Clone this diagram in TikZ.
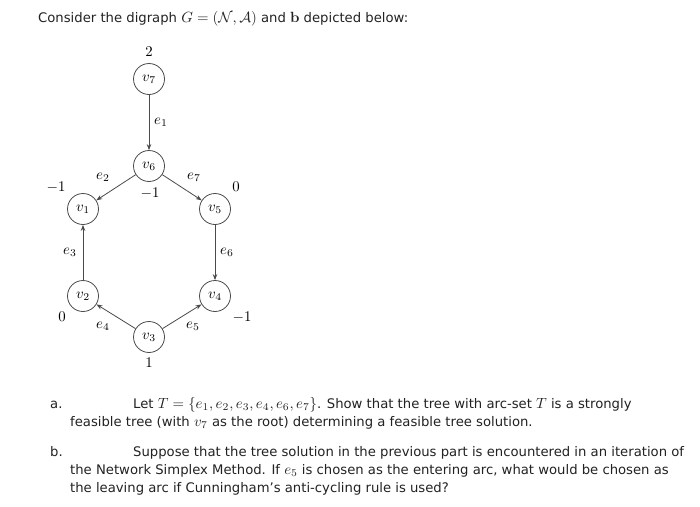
\documentclass[tikz,border=0pt]{standalone}
\usepackage{graphicx}
\usepackage[no-math]{fontspec}
\setmainfont{DejaVu Sans}
\usetikzlibrary{arrows.meta}
\definecolor{txt}{HTML}{222222}
\definecolor{edge}{HTML}{4A4A4A}
\newcommand\mth[1]{\scalebox{1.48}{\normalsize$#1$}}
\begin{document}
\begin{tikzpicture}[x=1pt,y=-1pt,
  vtx/.style={circle,draw=edge,line width=0.8pt,minimum size=31pt,inner sep=0pt},
  lab/.style={inner sep=0pt},
  arc/.style={draw=edge,line width=0.8pt,-{Stealth[length=6pt,width=4.5pt]}},
  para/.style={anchor=base west,inner sep=0pt,text=txt,font=\fontsize{13.2}{18}\selectfont}]
\useasboundingbox[fill=white] (0,0) rectangle (700,506);
% text
\node[para] (t0) at (38,22) {Consider the digraph \mth{G=(\mathcal{N},\mathcal{A})} and \mth{\mathbf{b}} depicted below:};
\node[para] (ta) at (50,408) {a.};
\node[para] (ta1) at (133,408) {Let \mth{T=\{e_1,e_2,e_3,e_4,e_6,e_7\}}. Show that the tree with arc-set \mth{T} is a strongly};
\node[para] (ta2) at (70,426) {feasible tree (with \mth{v_7} as the root) determining a feasible tree solution.};
\node[para] (tb) at (50,456) {b.};
\node[para] (tb1) at (133,456) {Suppose that the tree solution in the previous part is encountered in an iteration of};
\node[para] (tb2) at (70,474) {the Network Simplex Method. If \mth{e_5} is chosen as the entering arc, what would be chosen as};
\node[para] (tb3) at (70,492) {the leaving arc if Cunningham’s anti-cycling rule is used?};
% vertices
\node[vtx] (v7) at (149,79) {\mth{v_7}};
\node[vtx] (v6) at (149,166) {\mth{v_6}};
\node[vtx] (v1) at (83,209) {\mth{v_1}};
\node[vtx] (v5) at (215,209) {\mth{v_5}};
\node[vtx] (v2) at (83,296) {\mth{v_2}};
\node[vtx] (v4) at (215,296) {\mth{v_4}};
\node[vtx] (v3) at (149,337) {\mth{v_3}};
% arcs
\draw[arc] (v7) -- (v6);
\draw[arc] (v6) -- (v1);
\draw[arc] (v6) -- (v5);
\draw[arc] (v2) -- (v1);
\draw[arc] (v5) -- (v4);
\draw[arc] (v3) -- (v2);
\draw[arc] (v3) -- (v4);
% arc labels
\node[lab] (l1) at (161,122) {\mth{e_1}};
\node[lab] (l2) at (103,177) {\mth{e_2}};
\node[lab] (l7) at (194,177) {\mth{e_7}};
\node[lab] (l3) at (70,252) {\mth{e_3}};
\node[lab] (l6) at (227,252) {\mth{e_6}};
\node[lab] (l4) at (103,326) {\mth{e_4}};
\node[lab] (l5) at (193,326) {\mth{e_5}};
% supplies
\node[lab] (b7) at (149,52) {\mth{2}};
\node[lab] (b6) at (150,193) {\mth{-1}};
\node[lab] (b1) at (56,187) {\mth{-1}};
\node[lab] (b5) at (236,187) {\mth{0}};
\node[lab] (b2) at (62,317) {\mth{0}};
\node[lab] (b4) at (242,317) {\mth{-1}};
\node[lab] (b3) at (149,363) {\mth{1}};
\end{tikzpicture}
\end{document}
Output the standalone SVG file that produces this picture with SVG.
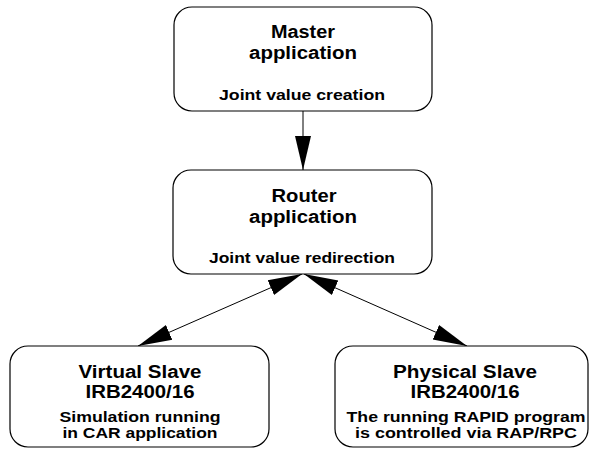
<svg xmlns="http://www.w3.org/2000/svg" width="590" height="449" viewBox="0 0 590 449">
<style>
.box{fill:#fff;stroke:#000;stroke-width:1.2}
text{font-family:"Liberation Sans",Arial,sans-serif;font-weight:bold;fill:#000;text-anchor:middle}
.t{font-size:18px}
.s{font-size:15px}
.u{font-size:14px}
.c{stroke:#000;stroke-width:1;fill:none}
</style>
<defs>
<marker id="ah" markerUnits="userSpaceOnUse" markerWidth="36" markerHeight="18" refX="34" refY="8" orient="auto-start-reverse" viewBox="0 0 36 16">
<path d="M0,0 L34,8 L0,16 Z" fill="#000"/>
</marker>
</defs>
<g id="connectors">
<line class="c" x1="303" y1="111" x2="303" y2="170" marker-end="url(#ah)"/>
<line class="c" x1="302" y1="274" x2="138" y2="346" marker-start="url(#ah)" marker-end="url(#ah)"/>
<line class="c" x1="304" y1="274" x2="467" y2="346" marker-start="url(#ah)" marker-end="url(#ah)"/>
</g>
<g id="master">
<rect class="box" x="174" y="7" width="258" height="104" rx="18"/>
<text class="t" x="303" y="38" textLength="64" lengthAdjust="spacingAndGlyphs">Master</text>
<text class="t" x="303" y="59" textLength="108" lengthAdjust="spacingAndGlyphs">application</text>
<text class="s" x="302" y="100" textLength="166" lengthAdjust="spacingAndGlyphs">Joint value creation</text>
</g>
<g id="router">
<rect class="box" x="173" y="170" width="259" height="104" rx="18"/>
<text class="t" x="304" y="202" textLength="65" lengthAdjust="spacingAndGlyphs">Router</text>
<text class="t" x="303" y="223" textLength="108" lengthAdjust="spacingAndGlyphs">application</text>
<text class="s" x="302" y="263" textLength="186" lengthAdjust="spacingAndGlyphs">Joint value redirection</text>
</g>
<g id="virtual">
<rect class="box" x="10" y="346" width="259" height="101" rx="18"/>
<text class="t" x="140" y="378" textLength="123" lengthAdjust="spacingAndGlyphs">Virtual Slave</text>
<text class="t" x="140" y="398" textLength="109" lengthAdjust="spacingAndGlyphs">IRB2400/16</text>
<text class="u" x="140" y="422" textLength="161" lengthAdjust="spacingAndGlyphs">Simulation running</text>
<text class="u" x="140" y="438" textLength="155" lengthAdjust="spacingAndGlyphs">in CAR application</text>
</g>
<g id="physical">
<rect class="box" x="335" y="346" width="253" height="101" rx="18"/>
<text class="t" x="465" y="378" textLength="144" lengthAdjust="spacingAndGlyphs">Physical Slave</text>
<text class="t" x="465" y="398" textLength="109" lengthAdjust="spacingAndGlyphs">IRB2400/16</text>
<text class="u" x="466" y="422" textLength="239" lengthAdjust="spacingAndGlyphs">The running RAPID program</text>
<text class="u" x="466" y="438" textLength="222" lengthAdjust="spacingAndGlyphs">is controlled via RAP/RPC</text>
</g>
</svg>
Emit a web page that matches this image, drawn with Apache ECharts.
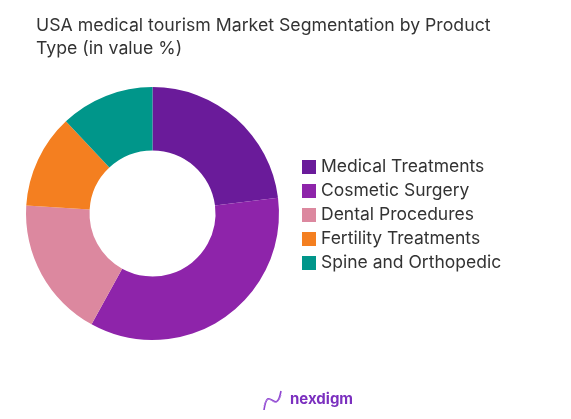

+--

→ WHAT TO PRODUCE: Using the material above, gather every line that includes "with".

→ OUTPUT BELOW:
\node[para] (ta1) at (133,408) {Let \mth{T=\{e_1,e_2,e_3,e_4,e_6,e_7\}}. Show that the tree with arc-set \mth{T} is a strongly};
\node[para] (ta2) at (70,426) {feasible tree (with \mth{v_7} as the root) determining a feasible tree solution.};
Output the standalone SVG file that produces this picture with SVG.
Emit a web page that matches this image, drawn with Apache ECharts.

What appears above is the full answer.